- Born: 23 July 1926 Tulsa, Oklahoma
- Died: 22 June 2014 (aged 87) Stockton, California
- Allegiance: United States
- Branch: United States Marine Corps
- Service years: 1943–1945
- Rank: Private first class
- Unit: Baker Company, 1st Battalion, 27th Marines, 5th Marine Division
- Conflicts: World War II Battle of Iwo Jima (WIA);
- Awards: Bronze Star Medal with Combat "V" Purple Heart
- Other work: Author Racing driver

= Chuck Tatum =

United States Marine

Charles William Tatum (23 July 1926 – 22 June 2014) was an American World War II veteran, Bronze Star recipient, race car driver and builder.

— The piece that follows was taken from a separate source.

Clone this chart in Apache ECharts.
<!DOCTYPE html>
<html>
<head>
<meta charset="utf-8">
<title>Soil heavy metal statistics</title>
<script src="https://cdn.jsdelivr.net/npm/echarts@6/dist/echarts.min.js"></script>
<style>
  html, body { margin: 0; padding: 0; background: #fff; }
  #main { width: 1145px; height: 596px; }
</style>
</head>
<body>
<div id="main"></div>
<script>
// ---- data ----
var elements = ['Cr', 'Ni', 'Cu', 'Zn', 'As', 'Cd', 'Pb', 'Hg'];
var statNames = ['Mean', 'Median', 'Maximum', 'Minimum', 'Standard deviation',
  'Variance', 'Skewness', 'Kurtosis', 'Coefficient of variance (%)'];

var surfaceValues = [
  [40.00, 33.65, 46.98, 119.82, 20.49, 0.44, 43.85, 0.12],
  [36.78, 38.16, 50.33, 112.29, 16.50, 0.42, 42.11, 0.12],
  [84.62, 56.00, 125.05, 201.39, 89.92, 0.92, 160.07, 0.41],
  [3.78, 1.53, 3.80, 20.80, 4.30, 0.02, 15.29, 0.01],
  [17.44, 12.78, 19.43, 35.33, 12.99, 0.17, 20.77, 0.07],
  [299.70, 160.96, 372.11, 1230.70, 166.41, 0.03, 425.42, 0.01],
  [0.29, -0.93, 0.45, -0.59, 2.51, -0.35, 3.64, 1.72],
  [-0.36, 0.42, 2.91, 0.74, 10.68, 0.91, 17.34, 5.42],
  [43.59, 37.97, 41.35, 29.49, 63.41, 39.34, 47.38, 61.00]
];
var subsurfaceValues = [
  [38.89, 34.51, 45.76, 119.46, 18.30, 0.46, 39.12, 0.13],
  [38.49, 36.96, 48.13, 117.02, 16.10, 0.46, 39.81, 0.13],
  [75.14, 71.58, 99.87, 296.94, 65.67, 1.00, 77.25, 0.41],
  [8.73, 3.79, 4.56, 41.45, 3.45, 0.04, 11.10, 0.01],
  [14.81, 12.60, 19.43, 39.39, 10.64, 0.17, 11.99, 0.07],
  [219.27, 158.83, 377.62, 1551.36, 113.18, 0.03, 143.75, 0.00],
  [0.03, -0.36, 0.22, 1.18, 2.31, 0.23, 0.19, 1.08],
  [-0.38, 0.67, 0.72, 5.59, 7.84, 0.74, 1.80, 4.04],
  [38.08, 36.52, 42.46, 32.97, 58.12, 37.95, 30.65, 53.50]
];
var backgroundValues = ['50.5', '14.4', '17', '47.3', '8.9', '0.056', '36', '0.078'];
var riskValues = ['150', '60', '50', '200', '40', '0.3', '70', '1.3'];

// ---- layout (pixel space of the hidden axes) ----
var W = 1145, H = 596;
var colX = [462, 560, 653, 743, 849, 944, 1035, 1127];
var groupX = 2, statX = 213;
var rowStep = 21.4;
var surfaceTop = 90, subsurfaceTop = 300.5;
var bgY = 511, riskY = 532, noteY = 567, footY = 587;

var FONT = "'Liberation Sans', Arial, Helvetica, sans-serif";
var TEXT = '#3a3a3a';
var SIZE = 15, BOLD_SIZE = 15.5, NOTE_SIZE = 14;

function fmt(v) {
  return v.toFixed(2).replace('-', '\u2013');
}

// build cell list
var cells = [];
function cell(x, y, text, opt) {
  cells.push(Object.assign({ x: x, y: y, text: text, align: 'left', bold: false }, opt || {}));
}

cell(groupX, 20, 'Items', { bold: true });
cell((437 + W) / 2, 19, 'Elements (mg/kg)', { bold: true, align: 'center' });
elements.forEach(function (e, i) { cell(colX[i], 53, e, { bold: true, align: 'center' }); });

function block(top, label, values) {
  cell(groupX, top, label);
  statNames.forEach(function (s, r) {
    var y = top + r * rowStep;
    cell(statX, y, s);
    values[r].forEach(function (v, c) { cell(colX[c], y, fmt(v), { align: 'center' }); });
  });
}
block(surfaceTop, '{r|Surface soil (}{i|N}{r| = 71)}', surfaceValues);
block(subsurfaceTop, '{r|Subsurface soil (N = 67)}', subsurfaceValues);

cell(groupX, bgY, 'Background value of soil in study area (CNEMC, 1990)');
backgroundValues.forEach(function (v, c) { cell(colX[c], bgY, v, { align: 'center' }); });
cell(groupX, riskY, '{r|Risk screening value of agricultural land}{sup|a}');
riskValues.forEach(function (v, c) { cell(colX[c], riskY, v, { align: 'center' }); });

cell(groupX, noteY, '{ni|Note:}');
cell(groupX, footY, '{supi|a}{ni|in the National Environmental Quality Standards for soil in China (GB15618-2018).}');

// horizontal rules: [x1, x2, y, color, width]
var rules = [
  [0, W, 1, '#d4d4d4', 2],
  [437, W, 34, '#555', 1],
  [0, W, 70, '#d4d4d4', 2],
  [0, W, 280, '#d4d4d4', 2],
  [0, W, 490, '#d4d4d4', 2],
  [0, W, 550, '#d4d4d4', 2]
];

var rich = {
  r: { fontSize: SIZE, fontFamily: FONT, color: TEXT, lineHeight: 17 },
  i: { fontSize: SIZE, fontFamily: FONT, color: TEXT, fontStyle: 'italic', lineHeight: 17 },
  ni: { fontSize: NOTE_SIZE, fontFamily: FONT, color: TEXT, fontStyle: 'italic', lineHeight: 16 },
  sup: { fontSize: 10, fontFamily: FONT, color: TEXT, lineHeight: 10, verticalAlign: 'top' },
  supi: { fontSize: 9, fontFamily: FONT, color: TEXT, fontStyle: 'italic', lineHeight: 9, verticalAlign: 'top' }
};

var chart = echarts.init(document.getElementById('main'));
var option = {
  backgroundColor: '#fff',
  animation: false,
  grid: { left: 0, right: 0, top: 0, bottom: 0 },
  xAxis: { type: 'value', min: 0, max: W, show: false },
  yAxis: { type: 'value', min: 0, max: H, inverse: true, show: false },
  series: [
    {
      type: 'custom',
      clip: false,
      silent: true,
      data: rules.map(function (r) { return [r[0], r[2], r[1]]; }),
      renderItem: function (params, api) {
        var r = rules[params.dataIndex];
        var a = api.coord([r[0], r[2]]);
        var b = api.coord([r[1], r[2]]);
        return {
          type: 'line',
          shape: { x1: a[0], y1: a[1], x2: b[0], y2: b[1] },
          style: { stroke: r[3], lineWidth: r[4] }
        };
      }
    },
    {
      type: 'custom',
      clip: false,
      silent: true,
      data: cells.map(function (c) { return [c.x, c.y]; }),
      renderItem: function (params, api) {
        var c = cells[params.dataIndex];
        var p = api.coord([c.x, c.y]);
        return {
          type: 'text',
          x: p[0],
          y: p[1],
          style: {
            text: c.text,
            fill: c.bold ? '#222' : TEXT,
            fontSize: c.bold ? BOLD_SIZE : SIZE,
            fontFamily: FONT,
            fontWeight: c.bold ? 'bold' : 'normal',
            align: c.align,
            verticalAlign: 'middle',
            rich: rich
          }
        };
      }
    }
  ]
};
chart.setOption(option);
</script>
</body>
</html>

He was a veteran of the Battle of Iwo Jima.

Tatum's war memoir, Red Blood, Black Sand, was one of five books used as source material for the Steven Spielberg and Tom Hanks produced HBO miniseries The Pacific. Tatum is portrayed in the series by actor Ben Esler.

==Biography==

===Military service===
Tatum enlisted in the U.S. Marine Corps with parental permission when he was 17. He was assigned as a machine gunner and was sent to the newly activated 5th Marine Division at Camp Pendleton, California in 1944. There he was one of only two marines - the other being Clifford "Steve" Evanson, whom Tatum secretly called "The Lump" - who was initially assigned under the command of Medal of Honor recipient, Staff Sergeant John Basilone ("Manila John"), who had been newly assigned as a machine gun section leader. Basilone, who had become famous as part of a war bonds campaign, was recognized immediately by Tatum, leaving him starstruck.

Tatum was sent for further training with the 5th Division at Camp Tarawa near Hilo, Hawaii, which was preparing for the assault and capture of Iwo Jima. He was a member of Baker ("B") Company, 1st Battalion, 27th Marine Regiment, 5th Marine Division.

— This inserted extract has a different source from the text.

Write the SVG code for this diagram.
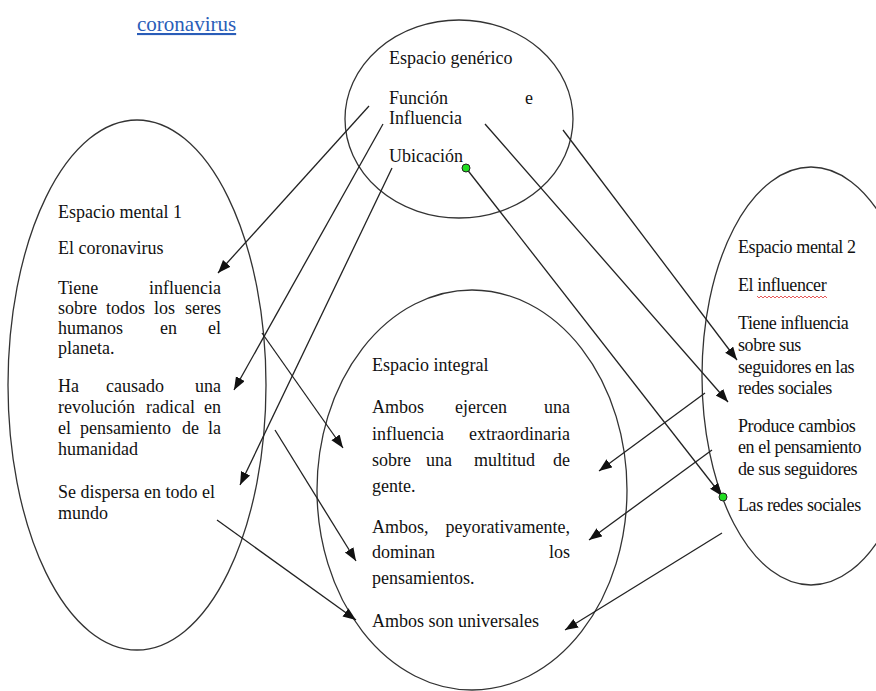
<svg xmlns="http://www.w3.org/2000/svg" width="876" height="691" viewBox="0 0 876 691">
<defs>
<marker id="ah" markerUnits="userSpaceOnUse" markerWidth="14" markerHeight="12" refX="13" refY="5" orient="auto">
<path d="M0,0 L13,5 L0,10 Z" fill="#111"/>
</marker>
<style>
.sh{fill:none;stroke:#333;stroke-width:1.3}
.t{font-family:"Liberation Serif",serif;font-size:18px;fill:#111}
.e{text-anchor:end}
.r{letter-spacing:-0.4px}
.c line{stroke:#222;stroke-width:1.3;marker-end:url(#ah)}
.dot{fill:#22dd22;stroke:#222;stroke-width:1}
</style>
</defs>
<rect width="876" height="691" fill="#fff"/>
<text x="137" y="31" font-family="Liberation Serif, serif" font-size="21" fill="#2a5db8" text-decoration="underline">coronavirus</text>

<g id="generico">
<ellipse class="sh" cx="459" cy="119" rx="114" ry="99"/>
<text class="t" x="389" y="64">Espacio genérico</text>
<text class="t" x="389" y="104">Función</text>
<text class="t e" x="533" y="104">e</text>
<text class="t" x="389" y="124">Influencia</text>
<text class="t" x="389" y="162">Ubicación</text>
</g>

<g id="mental1">
<ellipse class="sh" cx="137" cy="385" rx="129" ry="265"/>
<text class="t" x="58" y="218">Espacio mental 1</text>
<text class="t" x="58" y="254">El coronavirus</text>
<text class="t" x="58" y="294">Tiene</text><text class="t e" x="221" y="294">influencia</text>
<text class="t" x="58" y="314">sobre</text><text class="t" x="106" y="314">todos</text><text class="t" x="154" y="314">los</text><text class="t e" x="221" y="314">seres</text>
<text class="t" x="58" y="334">humanos</text><text class="t" x="160" y="334">en</text><text class="t e" x="221" y="334">el</text>
<text class="t" x="58" y="354">planeta.</text>
<text class="t" x="58" y="392">Ha</text><text class="t" x="106" y="392">causado</text><text class="t e" x="221" y="392">una</text>
<text class="t" x="58" y="413">revolución</text><text class="t" x="146" y="413">radical</text><text class="t e" x="221" y="413">en</text>
<text class="t" x="58" y="434">el</text><text class="t" x="80" y="434">pensamiento</text><text class="t e" x="199" y="434">de</text><text class="t e" x="221" y="434">la</text>
<text class="t" x="58" y="455">humanidad</text>
<text class="t" x="58" y="498">Se dispersa en todo el</text>
<text class="t" x="58" y="519">mundo</text>
</g>

<g id="integral">
<ellipse class="sh" cx="472" cy="490" rx="155" ry="200"/>
<text class="t" x="372" y="371">Espacio integral</text>
<text class="t" x="372" y="413">Ambos</text><text class="t" x="455" y="413">ejercen</text><text class="t e" x="570" y="413">una</text>
<text class="t" x="372" y="440">influencia</text><text class="t e" x="570" y="440">extraordinaria</text>
<text class="t" x="372" y="466">sobre</text><text class="t" x="426" y="466">una</text><text class="t" x="474" y="466">multitud</text><text class="t e" x="570" y="466">de</text>
<text class="t" x="372" y="492">gente.</text>
<text class="t" x="372" y="533">Ambos,</text><text class="t e" x="570" y="533">peyorativamente,</text>
<text class="t" x="372" y="558">dominan</text><text class="t e" x="570" y="558">los</text>
<text class="t" x="372" y="584">pensamientos.</text>
<text class="t" x="372" y="627">Ambos son universales</text>
</g>

<g id="mental2">
<ellipse class="sh" cx="811" cy="376" rx="109" ry="209"/>
<text class="t r" x="738" y="253">Espacio mental 2</text>
<text class="t r" x="738" y="291">El influencer</text>
<path d="M757,296 l2,2 l2,-2 l2,2 l2,-2 l2,2 l2,-2 l2,2 l2,-2 l2,2 l2,-2 l2,2 l2,-2 l2,2 l2,-2 l2,2 l2,-2 l2,2 l2,-2 l2,2 l2,-2 l2,2 l2,-2 l2,2 l2,-2 l2,2 l2,-2 l2,2 l2,-2 l2,2 l2,-2 l2,2 l2,-2 l2,2 l2,-2 l2,2" fill="none" stroke="#e03030" stroke-width="0.8"/>
<text class="t r" x="738" y="329">Tiene influencia</text>
<text class="t r" x="738" y="351">sobre sus</text>
<text class="t r" x="738" y="373">seguidores en las</text>
<text class="t r" x="738" y="394">redes sociales</text>
<text class="t r" x="738" y="432">Produce cambios</text>
<text class="t r" x="738" y="453">en el pensamiento</text>
<text class="t r" x="738" y="475">de sus seguidores</text>
<text class="t r" x="738" y="511">Las redes sociales</text>
</g>

<g id="connectors" class="c">
<line x1="369" y1="106" x2="218" y2="273"/>
<line x1="383" y1="124" x2="234" y2="390"/>
<line x1="392" y1="168" x2="240" y2="485"/>
<line x1="466" y1="168" x2="722" y2="496"/>
<line x1="485" y1="124" x2="728" y2="402"/>
<line x1="563" y1="130" x2="737" y2="360"/>
<line x1="262" y1="333" x2="343" y2="448"/>
<line x1="275" y1="430" x2="356" y2="561"/>
<line x1="217" y1="520" x2="356" y2="620"/>
<line x1="705" y1="393" x2="599" y2="471"/>
<line x1="712" y1="450" x2="589" y2="540"/>
<line x1="722" y1="533" x2="565" y2="630"/>
</g>
<circle class="dot" cx="466" cy="168" r="4"/>
<circle class="dot" cx="723" cy="497" r="4"/>
</svg>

On 19 February 1945 (D-Day), his battalion (Landing Team 1-27) disembarked and landed on "Red Beach 2", on the southeast side of Iwo Jima, off of landing boats from the attack transport, , with orders to, "land, seize, and occupy Iwo Jima" ("Island X"). Tatum and Evanson landed with the Marine infantry and their attached Navy medical corpsmen in LVTs (amtracs; amphibian tractors) from LST #10 that they had boarded 11 February when the USS Hansford stopped at Saipan. "Red Beach 2", a 550-yard landing zone, was about 800 yards across from Motoyama Airfield #1, which in turn was 1,500 yards north of Mount Suribachi on the south end of Iwo Jima. "Red Beach 2" was one of the seven color named and numbered landing zones that combined were two miles long on the east side of Iwo Jima. On the first day, Tatum and Evanson witnessed Basilone being killed in action on Iwo Jima; Basilone was awarded the Navy Cross posthumously. That same day, Tatum saved Evanson during fighting at Hill 362 on Iwo Jima; after Evanson had been shot by Japanese soldiers hiding in a cave, Tatum used his machine gun to kill the Japanese hiding inside. Tatum was awarded the Bronze Star Medal with "V" device for his efforts, but Evanson nevertheless succumbed to his wounds early the next morning.

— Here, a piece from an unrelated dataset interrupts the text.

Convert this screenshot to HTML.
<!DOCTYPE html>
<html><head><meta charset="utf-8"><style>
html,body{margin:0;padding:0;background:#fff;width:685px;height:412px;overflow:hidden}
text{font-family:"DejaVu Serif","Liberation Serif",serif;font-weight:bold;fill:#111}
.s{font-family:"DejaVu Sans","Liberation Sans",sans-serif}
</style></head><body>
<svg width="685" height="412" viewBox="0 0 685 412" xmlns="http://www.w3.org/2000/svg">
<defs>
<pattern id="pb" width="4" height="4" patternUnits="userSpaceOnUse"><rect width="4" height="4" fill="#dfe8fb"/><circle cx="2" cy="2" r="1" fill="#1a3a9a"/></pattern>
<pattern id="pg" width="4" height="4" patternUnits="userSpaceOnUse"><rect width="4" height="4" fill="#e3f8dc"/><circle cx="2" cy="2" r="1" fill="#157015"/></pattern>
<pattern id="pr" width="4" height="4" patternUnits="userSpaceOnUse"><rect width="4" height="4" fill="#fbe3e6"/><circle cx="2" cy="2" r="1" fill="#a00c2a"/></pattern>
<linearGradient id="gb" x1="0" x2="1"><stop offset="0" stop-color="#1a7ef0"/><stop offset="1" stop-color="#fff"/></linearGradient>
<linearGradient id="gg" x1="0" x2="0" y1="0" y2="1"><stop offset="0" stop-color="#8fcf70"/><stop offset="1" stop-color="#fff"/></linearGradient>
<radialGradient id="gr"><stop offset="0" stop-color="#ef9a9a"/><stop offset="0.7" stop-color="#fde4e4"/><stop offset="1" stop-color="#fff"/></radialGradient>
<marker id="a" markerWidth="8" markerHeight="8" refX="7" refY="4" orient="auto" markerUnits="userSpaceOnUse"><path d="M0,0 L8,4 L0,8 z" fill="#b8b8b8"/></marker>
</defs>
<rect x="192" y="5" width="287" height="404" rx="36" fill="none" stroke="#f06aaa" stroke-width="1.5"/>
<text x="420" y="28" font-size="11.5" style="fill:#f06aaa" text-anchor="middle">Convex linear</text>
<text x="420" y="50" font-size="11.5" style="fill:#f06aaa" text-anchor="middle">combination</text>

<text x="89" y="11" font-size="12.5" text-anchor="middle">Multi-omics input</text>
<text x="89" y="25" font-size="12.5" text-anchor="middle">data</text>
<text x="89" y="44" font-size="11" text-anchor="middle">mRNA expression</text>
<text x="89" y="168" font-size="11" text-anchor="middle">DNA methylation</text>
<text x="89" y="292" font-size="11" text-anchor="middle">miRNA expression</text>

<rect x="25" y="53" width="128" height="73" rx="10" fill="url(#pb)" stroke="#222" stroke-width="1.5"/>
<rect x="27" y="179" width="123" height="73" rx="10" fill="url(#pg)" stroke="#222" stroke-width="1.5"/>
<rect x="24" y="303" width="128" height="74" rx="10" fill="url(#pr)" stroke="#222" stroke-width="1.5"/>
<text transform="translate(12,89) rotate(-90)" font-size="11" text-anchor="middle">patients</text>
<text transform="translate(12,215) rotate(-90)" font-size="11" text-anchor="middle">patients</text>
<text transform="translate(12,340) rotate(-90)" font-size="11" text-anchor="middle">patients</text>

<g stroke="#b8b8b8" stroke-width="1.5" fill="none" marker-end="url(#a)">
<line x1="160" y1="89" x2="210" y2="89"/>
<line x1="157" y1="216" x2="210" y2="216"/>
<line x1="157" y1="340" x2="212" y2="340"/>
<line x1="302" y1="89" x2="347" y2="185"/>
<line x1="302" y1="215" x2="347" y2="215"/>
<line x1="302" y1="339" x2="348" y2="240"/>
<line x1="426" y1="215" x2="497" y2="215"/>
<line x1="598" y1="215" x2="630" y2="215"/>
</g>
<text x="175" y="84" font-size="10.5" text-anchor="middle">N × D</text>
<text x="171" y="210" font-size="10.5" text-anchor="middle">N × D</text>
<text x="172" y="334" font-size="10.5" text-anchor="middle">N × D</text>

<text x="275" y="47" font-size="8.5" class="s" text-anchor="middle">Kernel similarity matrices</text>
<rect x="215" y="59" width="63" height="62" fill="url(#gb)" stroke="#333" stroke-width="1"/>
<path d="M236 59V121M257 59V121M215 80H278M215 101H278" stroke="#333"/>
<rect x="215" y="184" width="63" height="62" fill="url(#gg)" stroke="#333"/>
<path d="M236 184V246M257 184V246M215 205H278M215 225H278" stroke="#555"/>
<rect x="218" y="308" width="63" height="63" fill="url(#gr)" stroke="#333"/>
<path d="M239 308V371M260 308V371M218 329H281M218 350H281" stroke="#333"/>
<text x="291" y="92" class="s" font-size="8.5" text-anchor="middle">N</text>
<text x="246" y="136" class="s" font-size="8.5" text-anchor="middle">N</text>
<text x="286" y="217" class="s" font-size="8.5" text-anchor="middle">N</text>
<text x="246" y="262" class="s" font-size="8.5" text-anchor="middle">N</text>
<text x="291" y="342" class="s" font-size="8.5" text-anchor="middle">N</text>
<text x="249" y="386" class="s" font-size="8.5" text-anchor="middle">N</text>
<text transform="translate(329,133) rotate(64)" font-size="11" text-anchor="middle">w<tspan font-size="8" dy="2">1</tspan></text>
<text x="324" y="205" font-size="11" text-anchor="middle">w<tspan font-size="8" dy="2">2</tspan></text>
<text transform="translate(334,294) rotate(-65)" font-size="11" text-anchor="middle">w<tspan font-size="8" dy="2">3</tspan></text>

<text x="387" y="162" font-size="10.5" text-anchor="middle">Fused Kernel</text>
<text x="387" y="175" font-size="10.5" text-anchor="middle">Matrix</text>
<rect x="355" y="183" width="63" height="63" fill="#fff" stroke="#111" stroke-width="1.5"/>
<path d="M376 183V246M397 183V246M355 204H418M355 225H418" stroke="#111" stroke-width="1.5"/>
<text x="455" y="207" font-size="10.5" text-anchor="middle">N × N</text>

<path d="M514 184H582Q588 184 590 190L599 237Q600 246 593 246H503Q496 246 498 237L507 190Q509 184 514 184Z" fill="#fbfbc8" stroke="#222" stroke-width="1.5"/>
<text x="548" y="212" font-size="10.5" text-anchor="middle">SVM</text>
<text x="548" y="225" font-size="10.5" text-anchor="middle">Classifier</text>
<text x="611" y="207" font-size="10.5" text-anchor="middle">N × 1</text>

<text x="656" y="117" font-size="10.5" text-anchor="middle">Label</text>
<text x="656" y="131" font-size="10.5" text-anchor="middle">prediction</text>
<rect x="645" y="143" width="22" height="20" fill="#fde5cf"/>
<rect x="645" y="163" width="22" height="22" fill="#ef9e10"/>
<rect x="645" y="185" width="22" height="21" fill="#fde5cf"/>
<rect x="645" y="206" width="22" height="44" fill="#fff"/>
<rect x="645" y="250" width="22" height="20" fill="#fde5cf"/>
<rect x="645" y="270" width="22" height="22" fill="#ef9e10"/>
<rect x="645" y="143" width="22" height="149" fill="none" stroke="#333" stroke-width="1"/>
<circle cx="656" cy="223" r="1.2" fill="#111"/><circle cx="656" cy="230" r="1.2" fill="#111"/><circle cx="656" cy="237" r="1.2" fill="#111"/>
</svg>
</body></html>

Tatum spent a total of fifteen days fighting on Iwo Jima. He was eventually wounded in action and, suffering combat fatigue, evacuated from the island.

===Career===
Tatum became a successful race car driver and builder after the war. His son, Blake Tatum, drove a Crusader that was manufactured by his father's company to become the 1994 Formula Vee West Coast Regional Champion.

Tatum was active in Marine affairs and was twice the president of the Stockton Marine Corps Club in California. In 1995, he arranged a memorial service in Washington D.C. in recognition of the 50th anniversary of the Battle of Iwo Jima.

Tatum's book, Red Blood, Black Sand, first printed in 1995, is one of the five books used as a basis for the television mini-series The Pacific, in particular its eighth episode. In the series, Tatum is portrayed by actor Ben Esler.